◆ INSTRUCTIONS FOR THE TASK
Without the pictures, return all of the material exactly as written.

◆ SOURCE EXCERPT
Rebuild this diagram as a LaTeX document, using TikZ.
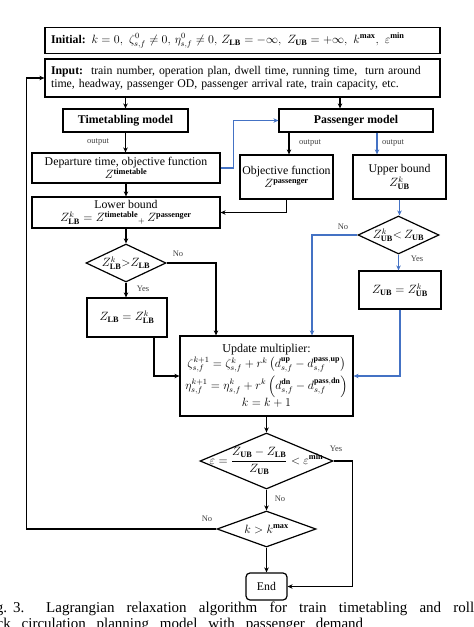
\documentclass[tikz,border=0pt]{standalone}
\usepackage{amsmath}
\usepackage{fontspec}
\setmainfont{Liberation Serif}
\usetikzlibrary{arrows.meta,calc,shapes.geometric}
\definecolor{bl}{RGB}{68,114,196}
\begin{document}
\begin{tikzpicture}[x=1pt,y=-1pt,
  bx/.style 2 args={draw, line width=1.2pt, inner sep=1pt, minimum width=#1, minimum height=#2, align=center, font=\fontsize{11.8}{13}\selectfont},
  dia/.style 2 args={diamond, draw, line width=1.2pt, minimum width=#1, minimum height=#2, inner sep=0pt},
  dtxt/.style={font=\fontsize{11.8}{13}\selectfont, inner sep=0pt},
  arr/.style={-{Stealth[length=5pt,width=4.5pt]}, line width=1.1pt},
  barr/.style={arr, draw=bl},
  lab/.style={font=\fontsize{8.5}{9}\selectfont, text=black!75, inner sep=0pt},
  captxt/.style={font=\fontsize{15}{17}\selectfont, inner sep=0pt}]
\useasboundingbox (0,0) rectangle (474,627);
\clip (0,0) rectangle (474,627);

% boxes
\node[bx={395pt}{25pt}, text width=383pt, align=left, inner sep=6pt] (init) at (242.5,40.5)
  {\textbf{Initial:} $k=0,\ \zeta^0_{s,f}\neq 0,\, \eta^0_{s,f}\neq 0,\, Z_{\mathbf{LB}}=-\infty,\ Z_{\mathbf{UB}}=+\infty,\ k^{\mathbf{max}},\ \varepsilon^{\mathbf{min}}$};
\node[bx={395pt}{38pt}, text width=383pt, align=left, inner sep=6pt] (input) at (242.5,78)
  {\textbf{Input:}\ \ train number, operation plan,\ dwell time, running time,\ \ turn around\\time, headway,\ passenger OD, passenger arrival rate, train capacity, etc.};
\node[bx={125pt}{23pt}] (tt) at (125.5,120.5) {\textbf{Timetabling model}};
\node[bx={154pt}{23pt}] (pm) at (356,120.5) {\textbf{Passenger model}};
\node[bx={188pt}{30pt}] (dep) at (126,168) {Departure time, objective function\\$Z^{\mathbf{timetable}}$};
\node[bx={93pt}{44pt}] (obj) at (286.5,177) {Objective function\\$Z^{\mathbf{passenger}}$};
\node[bx={93pt}{44pt}] (ub) at (399.5,177) {Upper bound\\[1pt]$Z^{k}_{\mathbf{UB}}$};
\node[bx={188pt}{31pt}] (low) at (126,212.5) {Lower bound\\$Z^k_{\mathbf{LB}} = Z^{\mathbf{timetable}}{}_{+}\, Z^{\mathbf{passenger}}$};
\node[dia={81pt}{38pt}] (dub) at (398.5,235) {};
\node[dtxt] at (dub) {$Z^k_{\mathbf{UB}}{<}\,Z_{\mathbf{UB}}$};
\node[dia={80pt}{38pt}] (dlb) at (126,263) {};
\node[dtxt] at (dlb) {$Z^k_{\mathbf{LB}}{>}Z_{\mathbf{LB}}$};
\node[bx={82pt}{38pt}] (zub) at (400,290) {$Z_{\mathbf{UB}} = Z^k_{\mathbf{UB}}$};
\node[bx={80pt}{39pt}] (zlb) at (127,317.5) {$Z_{\mathbf{LB}} = Z^k_{\mathbf{LB}}$};
\node[bx={173pt}{80pt}, font=\fontsize{12}{13.2}\selectfont] (upd) at (266.5,376) {Update multiplier:\\[1.5pt]
  $\zeta^{k+1}_{s,f} = \zeta^k_{s,f} + r^k\left(d^{\mathbf{up}}_{s,f} - d^{\mathbf{pass,up}}_{s,f}\right)$\\[2pt]
  $\eta^{k+1}_{s,f} = \eta^k_{s,f} + r^k\left(d^{\mathbf{dn}}_{s,f} - d^{\mathbf{pass,dn}}_{s,f}\right)$\\[0pt]
  $k = k+1$};
\node[dia={133pt}{56pt}] (eps) at (266.5,461) {};
\node[dtxt] at (eps) {$\varepsilon = \dfrac{Z_{\mathbf{UB}}-Z_{\mathbf{LB}}}{Z_{\mathbf{UB}}} < \varepsilon^{\mathbf{min}}$};
\node[dia={99pt}{36pt}] (kd) at (266.5,529) {};
\node[dtxt] at (kd) {$k > k^{\mathbf{max}}$};
\node[bx={41pt}{27pt}, rounded corners=4pt] (end) at (266.5,586.5) {End};

% helper coordinates
\path (pm.north) ++(-16,0) coordinate (pmin);
\path (obj.north) ++(2.5,0) coordinate (objin);
\path (ub.north) ++(-22.5,0) coordinate (ubin);
\path (upd.north) ++(45.5,0) coordinate (updR);
\path (upd.north) ++(-50.5,0) coordinate (updL);
\path (zlb.south) ++(27,0) coordinate (zlbout);

% connectors
\draw[arr] (input.south -| tt.north) -- (tt.north);
\draw[arr] (input.south -| pmin) -- (pmin);
\draw[arr] (tt.south) -- (tt.south |- dep.north);
\draw[barr] (dep.east) -- ++(13,0) |- (pm.west);
\draw[arr] (pm.south -| objin) -- (objin);
\draw[barr] (pm.south -| ubin) -- (ubin);
\draw[arr] (dep.south) -- (dep.south |- low.north);
\draw[arr] (obj.south) |- (low.east);
\draw[barr] (ub.south) -- (ub.south |- dub.north);
\draw[barr] (dub.west) -| (updR);
\draw[barr] (dub.south) -- (dub.south |- zub.north);
\draw[barr] (zub.south) |- (upd.east);
\draw[arr] (low.south) -- (low.south |- dlb.north);
\draw[arr] (dlb.east) -| (updL);
\draw[arr] (dlb.south) -- (dlb.south |- zlb.north);
\draw[arr] (zlbout) |- (upd.west);
\draw[arr] (upd.south) -- (eps.north);
\draw[arr] (eps.east) -- ++(19,0) |- (end.east);
\draw[arr] (eps.south) -- (kd.north);
\draw[arr] (kd.south) -- (end.north);
\draw[arr] (kd.west) -- ++(-190,0) |- (input.west);

% labels
\node[lab] at (98,142) {output};
\node[lab] at (310,143) {output};
\node[lab] at (393,143) {output};
\node[lab] at (343,227) {No};
\node[lab] at (417,259) {Yes};
\node[lab] at (178,254) {No};
\node[lab] at (143,289) {Yes};
\node[lab] at (336,449) {Yes};
\node[lab] at (280,499) {No};
\node[lab] at (207,519) {No};

% caption (cropped by the picture's edges)
\node[captxt, anchor=base west] (c0) at (-16.8,612) {Fig.\hspace{6pt}3.};
\node[captxt, anchor=base west] (c1) at (46,612) {\makebox[428pt][s]{Lagrangian relaxation algorithm for train timetabling and roll}};
\node[captxt, anchor=base west] (c2) at (-21,628.5) {\makebox[384pt][s]{stock circulation planning model with passenger demand}};
\end{tikzpicture}
\end{document}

◆ IN RESPONSE
Rebuild this diagram as a LaTeX document, using TikZ.
\documentclass[tikz,border=0pt]{standalone}
\usepackage{amsmath}
\usepackage{fontspec}
\setmainfont{Liberation Serif}
\usetikzlibrary{arrows.meta,calc,shapes.geometric}
\definecolor{bl}{RGB}{68,114,196}
\begin{document}
\begin{tikzpicture}[x=1pt,y=-1pt,
  bx/.style 2 args={draw, line width=1.2pt, inner sep=1pt, minimum width=#1, minimum height=#2, align=center, font=\fontsize{11.8}{13}\selectfont},
  dia/.style 2 args={diamond, draw, line width=1.2pt, minimum width=#1, minimum height=#2, inner sep=0pt},
  dtxt/.style={font=\fontsize{11.8}{13}\selectfont, inner sep=0pt},
  arr/.style={-{Stealth[length=5pt,width=4.5pt]}, line width=1.1pt},
  barr/.style={arr, draw=bl},
  lab/.style={font=\fontsize{8.5}{9}\selectfont, text=black!75, inner sep=0pt},
  captxt/.style={font=\fontsize{15}{17}\selectfont, inner sep=0pt}]
\useasboundingbox (0,0) rectangle (474,627);
\clip (0,0) rectangle (474,627);

% boxes
\node[bx={395pt}{25pt}, text width=383pt, align=left, inner sep=6pt] (init) at (242.5,40.5)
  {\textbf{Initial:} $k=0,\ \zeta^0_{s,f}\neq 0,\, \eta^0_{s,f}\neq 0,\, Z_{\mathbf{LB}}=-\infty,\ Z_{\mathbf{UB}}=+\infty,\ k^{\mathbf{max}},\ \varepsilon^{\mathbf{min}}$};
\node[bx={395pt}{38pt}, text width=383pt, align=left, inner sep=6pt] (input) at (242.5,78)
  {\textbf{Input:}\ \ train number, operation plan,\ dwell time, running time,\ \ turn around\\time, headway,\ passenger OD, passenger arrival rate, train capacity, etc.};
\node[bx={125pt}{23pt}] (tt) at (125.5,120.5) {\textbf{Timetabling model}};
\node[bx={154pt}{23pt}] (pm) at (356,120.5) {\textbf{Passenger model}};
\node[bx={188pt}{30pt}] (dep) at (126,168) {Departure time, objective function\\$Z^{\mathbf{timetable}}$};
\node[bx={93pt}{44pt}] (obj) at (286.5,177) {Objective function\\$Z^{\mathbf{passenger}}$};
\node[bx={93pt}{44pt}] (ub) at (399.5,177) {Upper bound\\[1pt]$Z^{k}_{\mathbf{UB}}$};
\node[bx={188pt}{31pt}] (low) at (126,212.5) {Lower bound\\$Z^k_{\mathbf{LB}} = Z^{\mathbf{timetable}}{}_{+}\, Z^{\mathbf{passenger}}$};
\node[dia={81pt}{38pt}] (dub) at (398.5,235) {};
\node[dtxt] at (dub) {$Z^k_{\mathbf{UB}}{<}\,Z_{\mathbf{UB}}$};
\node[dia={80pt}{38pt}] (dlb) at (126,263) {};
\node[dtxt] at (dlb) {$Z^k_{\mathbf{LB}}{>}Z_{\mathbf{LB}}$};
\node[bx={82pt}{38pt}] (zub) at (400,290) {$Z_{\mathbf{UB}} = Z^k_{\mathbf{UB}}$};
\node[bx={80pt}{39pt}] (zlb) at (127,317.5) {$Z_{\mathbf{LB}} = Z^k_{\mathbf{LB}}$};
\node[bx={173pt}{80pt}, font=\fontsize{12}{13.2}\selectfont] (upd) at (266.5,376) {Update multiplier:\\[1.5pt]
  $\zeta^{k+1}_{s,f} = \zeta^k_{s,f} + r^k\left(d^{\mathbf{up}}_{s,f} - d^{\mathbf{pass,up}}_{s,f}\right)$\\[2pt]
  $\eta^{k+1}_{s,f} = \eta^k_{s,f} + r^k\left(d^{\mathbf{dn}}_{s,f} - d^{\mathbf{pass,dn}}_{s,f}\right)$\\[0pt]
  $k = k+1$};
\node[dia={133pt}{56pt}] (eps) at (266.5,461) {};
\node[dtxt] at (eps) {$\varepsilon = \dfrac{Z_{\mathbf{UB}}-Z_{\mathbf{LB}}}{Z_{\mathbf{UB}}} < \varepsilon^{\mathbf{min}}$};
\node[dia={99pt}{36pt}] (kd) at (266.5,529) {};
\node[dtxt] at (kd) {$k > k^{\mathbf{max}}$};
\node[bx={41pt}{27pt}, rounded corners=4pt] (end) at (266.5,586.5) {End};

% helper coordinates
\path (pm.north) ++(-16,0) coordinate (pmin);
\path (obj.north) ++(2.5,0) coordinate (objin);
\path (ub.north) ++(-22.5,0) coordinate (ubin);
\path (upd.north) ++(45.5,0) coordinate (updR);
\path (upd.north) ++(-50.5,0) coordinate (updL);
\path (zlb.south) ++(27,0) coordinate (zlbout);

% connectors
\draw[arr] (input.south -| tt.north) -- (tt.north);
\draw[arr] (input.south -| pmin) -- (pmin);
\draw[arr] (tt.south) -- (tt.south |- dep.north);
\draw[barr] (dep.east) -- ++(13,0) |- (pm.west);
\draw[arr] (pm.south -| objin) -- (objin);
\draw[barr] (pm.south -| ubin) -- (ubin);
\draw[arr] (dep.south) -- (dep.south |- low.north);
\draw[arr] (obj.south) |- (low.east);
\draw[barr] (ub.south) -- (ub.south |- dub.north);
\draw[barr] (dub.west) -| (updR);
\draw[barr] (dub.south) -- (dub.south |- zub.north);
\draw[barr] (zub.south) |- (upd.east);
\draw[arr] (low.south) -- (low.south |- dlb.north);
\draw[arr] (dlb.east) -| (updL);
\draw[arr] (dlb.south) -- (dlb.south |- zlb.north);
\draw[arr] (zlbout) |- (upd.west);
\draw[arr] (upd.south) -- (eps.north);
\draw[arr] (eps.east) -- ++(19,0) |- (end.east);
\draw[arr] (eps.south) -- (kd.north);
\draw[arr] (kd.south) -- (end.north);
\draw[arr] (kd.west) -- ++(-190,0) |- (input.west);

% labels
\node[lab] at (98,142) {output};
\node[lab] at (310,143) {output};
\node[lab] at (393,143) {output};
\node[lab] at (343,227) {No};
\node[lab] at (417,259) {Yes};
\node[lab] at (178,254) {No};
\node[lab] at (143,289) {Yes};
\node[lab] at (336,449) {Yes};
\node[lab] at (280,499) {No};
\node[lab] at (207,519) {No};

% caption (cropped by the picture's edges)
\node[captxt, anchor=base west] (c0) at (-16.8,612) {Fig.\hspace{6pt}3.};
\node[captxt, anchor=base west] (c1) at (46,612) {\makebox[428pt][s]{Lagrangian relaxation algorithm for train timetabling and roll}};
\node[captxt, anchor=base west] (c2) at (-21,628.5) {\makebox[384pt][s]{stock circulation planning model with passenger demand}};
\end{tikzpicture}
\end{document}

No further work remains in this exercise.